Question

Value of $$ K$$ for which the equation $$ {x}^{2}+{y}^{2}-2x+4y-k=0$$ is not a circle is

Answer

**step1** Understanding the problem

The problem asks us to determine the values of $$K$$ for which the given equation, $$x^2+y^2-2x+4y-k=0$$, does not represent a circle.

**step2** Goal: Transform the equation into standard circle form

To identify whether the equation represents a circle, we need to rewrite it in the standard form of a circle's equation, which is $$(x-h)^2 + (y-k_c)^2 = r^2$$. Here, $$(h, k_c)$$ is the center of the circle and $$r$$ is its radius.

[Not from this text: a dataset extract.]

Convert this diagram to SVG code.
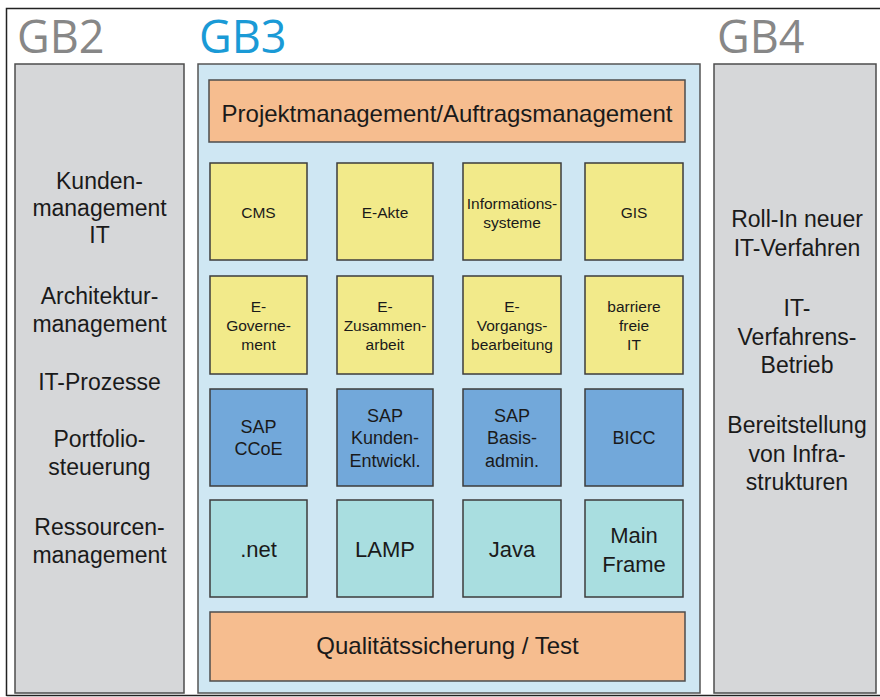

This transformation involves a technique called 'completing the square'.

**step3** Completing the square for the x-terms

First, we group the terms involving $$x$$: $$(x^2 - 2x)$$. To complete the square, we need to add the square of half of the coefficient of $$x$$. The coefficient of $$x$$ is -2. Half of -2 is -1. Squaring -1 gives $$(-1)^2 = 1$$. So, we add and subtract 1: $$(x^2 - 2x + 1) - 1$$. This simplifies to $$(x-1)^2 - 1$$.

**step4** Completing the square for the y-terms

Next, we group the terms involving $$y$$: $$(y^2 + 4y)$$. To complete the square, we add the square of half of the coefficient of $$y$$. The coefficient of $$y$$ is 4. Half of 4 is 2. Squaring 2 gives $$(2)^2 = 4$$. So, we add and subtract 4: $$(y^2 + 4y + 4) - 4$$. This simplifies to $$(y+2)^2 - 4$$.

**step5** Rewriting the complete equation

Now, we substitute the completed square forms back into the original equation:
$$(x-1)^2 - 1 + (y+2)^2 - 4 - k = 0$$
Combine the constant terms on the left side:
$$(x-1)^2 + (y+2)^2 - 5 - k = 0$$
Move all constant terms to the right side of the equation:
$$(x-1)^2 + (y+2)^2 = 5 + k$$

**step6** Identifying the radius squared

By comparing this transformed equation to the standard form of a circle, $$(x-h)^2 + (y-k_c)^2 = r^2$$, we can see that the square of the radius, $$r^2$$, is equal to the expression $$5 + k$$.

**step7** Establishing the condition for not being a circle

For an equation to represent a real circle, its radius squared ($$r^2$$) must be a strictly positive value ($$r^2 > 0$$).
- If $$r^2 > 0$$, it is a circle.
- If $$r^2 = 0$$, the equation represents a single point (a degenerate circle with zero radius).
- If $$r^2 < 0$$, the equation does not represent any real points (it is an imaginary circle, meaning no real solution exists).
The problem asks for the condition where the equation is *not* a circle. This includes cases where it is a point or has no real locus. Therefore, the condition is that $$r^2$$ must be less than or equal to zero:
$$r^2 \le 0$$
Substituting the expression for $$r^2$$:
$$5 + k \le 0$$

**step8** Solving for K

To find the value of $$K$$, we subtract 5 from both sides of the inequality:
$$k \le -5$$
Thus, the equation $${x}^{2}+{y}^{2}-2x+4y-k=0$$ does not represent a circle when $$K$$ is less than or equal to -5.